Council chants the mantra of flood risk: “Some have commented that the risk from flooding is low and is limited simply to ‘wet feet’.” Most prominent is Judge Robin Baird who found “flooding in 2009/2010 was inconvenient and messy, but nothing more.”
Further:
• Flooding in 2009/2010 was entirely due to releases of water by BC Hydro which far exceeded its guidelines;
• The City has in the past dealt with such potential legal liabilities by simple waivers of liability.
Council cites ‘knee-deep or higher’ water in 2009/2010 — true on its face. But it is confined to sites removed/abandoned after the floods. There has since been no permanent residential occupation of these sites.
The Court concluded ‘flooding was inconvenient and messy, but nothing more.’ Ladies and gentlemen of Courtenay Council: Elvis has left the building!
Although flooding technically occurred in 2009 and 2010, a council with greater integrity and greater devotion to truth would have acknowledged floods occurred at the end of ’09 and beginning ’10; i.e., in one flood season and because of one-off special circumstances.
‘The property nearly flooded again in 2011.’ Who defines ‘nearly? The City was thoroughly thrashed in the Supreme Court of British Columbia when trying to make a case based on actual flooding in 2009/2010. Now council relies on ‘nearly?’
“We have attempted to resolve this situation outside the courts numerous times.” We challenge council to list and date the occasions on which they have made these numerous attempts.
Councillors accuse campsite owners Dali and Jin Lin of neglecting for three years to initiate applications. This is an outright lie. Council knows perfectly well why Maple Pool has been unable to submit proposals, and Council also knows the fault lies with the City’s repeated delays in providing data from its own engineering studies. The Court found there had been no delay on the part of the Lins.
Councillors are ‘disappointed’ at being ‘informed’ that no applications would be forthcoming. Neither the Lins nor their lawyers have provided any such notification.
Accusations of ignoring municipal regulations is a gross oversimplification.
Commitment to providing safe housing alternatives is marvellous, but it keeps no one from having to sleep on streets while awaiting the fruits of the City’s “commitment,” as compassionate government evolves over the centuries.

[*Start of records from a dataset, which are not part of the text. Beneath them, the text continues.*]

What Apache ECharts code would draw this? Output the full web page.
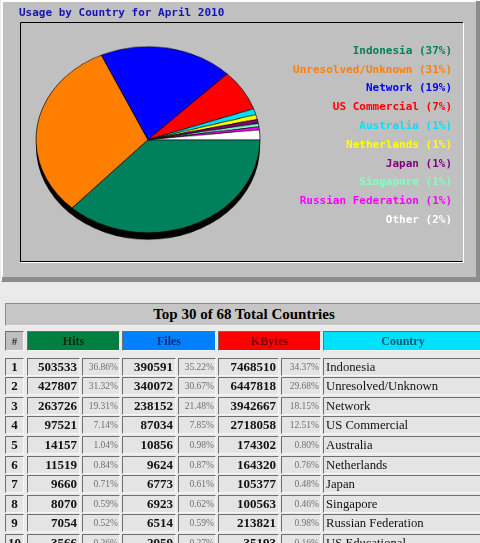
<!DOCTYPE html>
<html><head><meta charset="utf-8">
<script src="https://cdn.jsdelivr.net/npm/echarts@6/dist/echarts.min.js"></script>
<style>
html,body{margin:0;padding:0;}
body{width:480px;height:543px;overflow:hidden;position:relative;background:#eaeaea;}
#panel{position:absolute;left:0;top:0;width:480px;height:290px;}
#pie{position:absolute;left:28px;top:40.4px;width:240px;height:252px;transform:scaleY(0.8304);transform-origin:0 0;}
#tbl{position:absolute;left:0;top:0;width:480px;height:543px;}
.c{position:absolute;box-sizing:border-box;border-style:solid;border-width:1px;border-color:#6e6e6e #f6f6f6 #f6f6f6 #6e6e6e;background:#e4e4e4;font-family:"Liberation Serif","Times New Roman",serif;white-space:nowrap;overflow:hidden;color:#111;}
.n{font-weight:bold;font-size:13px;text-align:right;padding-right:2px;line-height:16px;}
.p{font-size:9.5px;text-align:right;padding-right:1px;line-height:16px;color:#707070;}
.t{font-size:12.7px;text-align:left;padding-left:2px;line-height:16px;}
.r{font-weight:bold;font-size:13px;text-align:center;line-height:16px;}
.h{font-weight:bold;font-size:12px;text-align:center;line-height:18px;}
</style></head><body>
<div id="panel"></div>
<div id="pie"></div>
<div id="tbl"></div>
<script>
// ---- data ----
var chartTitle = 'Usage by Country for April 2010';
var pieNames = ['Indonesia','Unresolved/Unknown','Network','US Commercial','Australia','Netherlands','Japan','Singapore','Russian Federation','Other'];
var pieHits = [503533,427807,263726,97521,14157,11519,9660,8070,7054,23022];
var pieColors = ['#00805c','#ff8000','#0000ff','#ff0000','#00e0ff','#ffff00','#800080','#80ffc0','#ff00ff','#ffffff'];

var tableTitle = 'Top 30 of 68 Total Countries';
var headers = ['#','Hits','Files','KBytes','Country'];
var rank = [1,2,3,4,5,6,7,8,9,10];
var hits = [503533,427807,263726,97521,14157,11519,9660,8070,7054,3566];
var hitsPct = ['36.86%','31.32%','19.31%','7.14%','1.04%','0.84%','0.71%','0.59%','0.52%','0.26%'];
var files = [390591,340072,238152,87034,10856,9624,6773,6923,6514,2959];
var filesPct = ['35.22%','30.67%','21.48%','7.85%','0.98%','0.87%','0.61%','0.62%','0.59%','0.27%'];
var kbytes = [7468510,6447818,3942667,2718058,174302,164320,105377,100563,213821,35193];
var kbytesPct = ['34.37%','29.68%','18.15%','12.51%','0.80%','0.76%','0.48%','0.46%','0.98%','0.16%'];
var countries = ['Indonesia','Unresolved/Unknown','Network','US Commercial','Australia','Netherlands','Japan','Singapore','Russian Federation','US Educational'];

// ---- top panel ----
var total = pieHits.reduce(function(a,b){return a+b;},0);
var g = [
  {type:'rect', shape:{x:1,y:0,width:479,height:282}, style:{fill:'#c0c0c0'}},
  {type:'polyline', shape:{points:[[2,281],[2,1],[480,1]]}, style:{stroke:'#ffffff',lineWidth:2,fill:null}},
  {type:'rect', shape:{x:2,y:277,width:478,height:5}, style:{fill:'#8c8c8c'}},
  {type:'rect', shape:{x:476,y:1,width:4,height:281}, style:{fill:'#8c8c8c'}},
  {type:'polyline', shape:{points:[[20.5,262],[20.5,22.5],[463,22.5]]}, style:{stroke:'#000',lineWidth:1,fill:null}},
  {type:'polyline', shape:{points:[[20.5,262.5],[463.5,262.5],[463.5,22.5]]}, style:{stroke:'#ffffff',lineWidth:1,fill:null}},
  {type:'polyline', shape:{points:[[20.5,261.5],[462.5,261.5]]}, style:{stroke:'#000',lineWidth:1,fill:null}},
  {type:'text', x:19, y:13, style:{text:chartTitle, fill:'#1414b4', font:'bold 11px "DejaVu Sans Mono", monospace', verticalAlign:'middle', align:'left', textShadowColor:'rgba(0,0,60,0.35)', textShadowOffsetX:0.5, textShadowOffsetY:0.5, textShadowBlur:0}}
];
pieNames.forEach(function(n,i){
  var pct = Math.round(pieHits[i]/total*100);
  g.push({type:'text', x:452, y:51+i*18.8, style:{text:n+' ('+pct+'%)', fill:pieColors[i], font:'bold 11px "DejaVu Sans Mono", monospace', align:'right', verticalAlign:'middle', textShadowColor:'rgba(0,0,0,0.8)', textShadowOffsetX:1, textShadowOffsetY:1, textShadowBlur:0}});
});
var panel = echarts.init(document.getElementById('panel'), null, {renderer:'canvas'});
panel.setOption({animation:false, graphic:g});

// ---- pie (drawn circular, squashed to an ellipse) ----
var pie = echarts.init(document.getElementById('pie'), null, {renderer:'canvas'});
pie.setOption({
  animation:false,
  series:[
    {type:'pie', silent:true, center:[120,128.5], radius:112, startAngle:0, clockwise:true, label:{show:false}, labelLine:{show:false},
     data:[{value:1, itemStyle:{color:'#000'}}]},
    {type:'pie', silent:true, center:[120,120], radius:112, startAngle:0, clockwise:true, label:{show:false}, labelLine:{show:false},
     itemStyle:{borderColor:'#000', borderWidth:0.7},
     data:pieNames.map(function(n,i){return {name:n, value:pieHits[i], itemStyle:{color:pieColors[i]}};})}
  ]
});

// ---- table ----
var tbl = document.getElementById('tbl');
function cell(x,y,w,h,cls,txt,css){
  var d=document.createElement('div'); d.className='c '+cls;
  d.style.left=x+'px'; d.style.top=y+'px'; d.style.width=w+'px'; d.style.height=h+'px';
  if(css){for(var k in css){d.style[k]=css[k];}}
  d.textContent=txt; tbl.appendChild(d); return d;
}
cell(5,303,476,23,'h',tableTitle,{background:'#c6c6c6',fontSize:'15px',lineHeight:'21px',color:'#000',paddingLeft:'2px',borderColor:'#8a8a8a #f0f0f0 #f0f0f0 #8a8a8a'});
var colX=[5,27,122,218,323], colW=[19,93,94,103,160];
var hBg=['#c0c0c0','#008040','#0080ff','#ff0000','#00e0ff'];
var hFg=['#333','#002a10','#00307a','#7a0000','#005a70'];
headers.forEach(function(h,i){cell(colX[i],331,colW[i],20,'h',h,{background:hBg[i],color:hFg[i],fontSize:(i==0?'11px':'12px')});});
var dX=[5,27,82,122,178,218,281,323], dW=[19,53,38,54,38,61,40,160];
rank.forEach(function(r,i){
  var y=357.5+i*19.6, hh=18;
  cell(dX[0],y,dW[0],hh,'r',String(r));
  cell(dX[1],y,dW[1],hh,'n',String(hits[i]));
  cell(dX[2],y,dW[2],hh,'p',hitsPct[i]);
  cell(dX[3],y,dW[3],hh,'n',String(files[i]));
  cell(dX[4],y,dW[4],hh,'p',filesPct[i]);
  cell(dX[5],y,dW[5],hh,'n',String(kbytes[i]));
  cell(dX[6],y,dW[6],hh,'p',kbytesPct[i]);
  cell(dX[7],y,dW[7],hh,'t',countries[i]);
});
</script>
</body></html>
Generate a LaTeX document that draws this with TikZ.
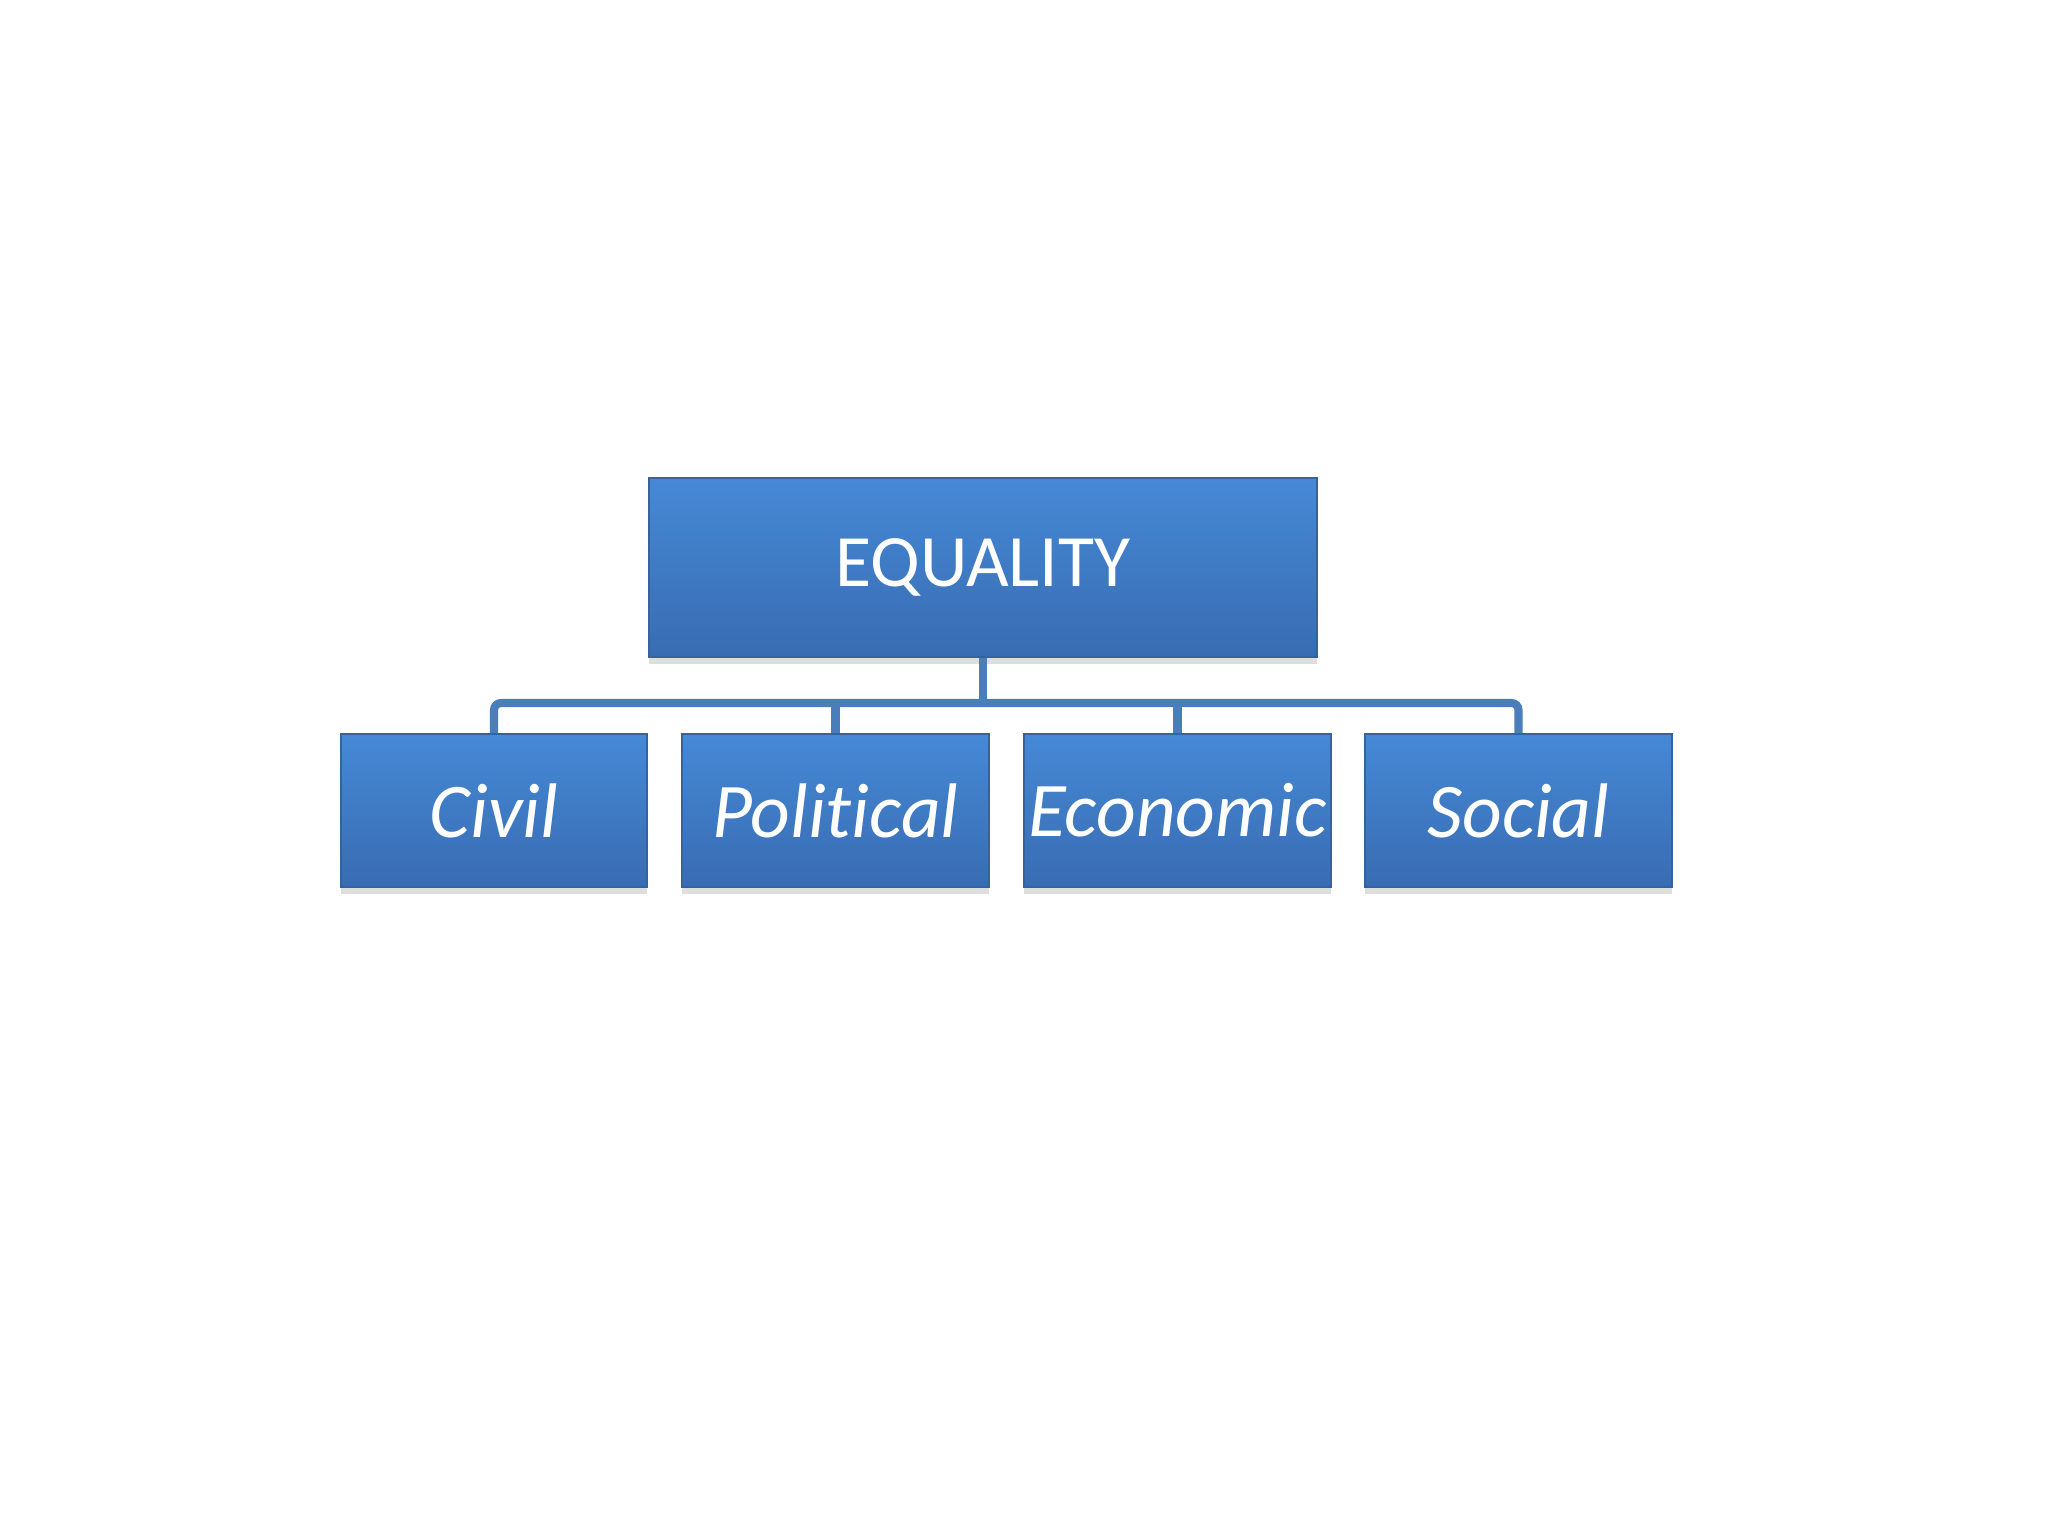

Residents are presently sheltered and fed; they are provided with medical, dental, optical and counseling services on a regular basis; councillors are “committed” to noble projects in the misty future, but have a dismal past record on such commitments. The City has no facilities whatsoever to house these residents, though it has expended huge sums on studies, consultants and websites.
Councillors claim to share the community’s concern over Maple Pool. Talk is cheap. With the exceptions of Mayor Jangula and Coun. Theos, not one member has made visited Maple Pool.
Council cites its motion to allow the property owner and residents ‘reasonable time’ to arrange for alternative housing. This motion was ludicrous on several levels. It would constitute a legal absurdity. If the City wins this case, it would have complete discretion with respect to whether, when and to what degree it would enforce.
Most citizens oppose this lawsuit and want council to stop wasting tax dollars in pursuit of an objective to which the community is angrily opposed. But council’s conception of democracy does not extend to acknowledging the wishes of the electorate. They will have to defend that position in November.
We are told that in 2007 an Alberta campground was ordered shut down by a Calgary judge due to similar concerns, but the only connection is that both campgrounds are near a river. The Alberta campground was closed due to sewage and exposed electrical wiring. No such conditions exist at Maple Pool. Having lost badly in Supreme Court, the best council can now do is to cite irrelevant cases from other jurisdictions in an attempt to persuade the Courtenay community.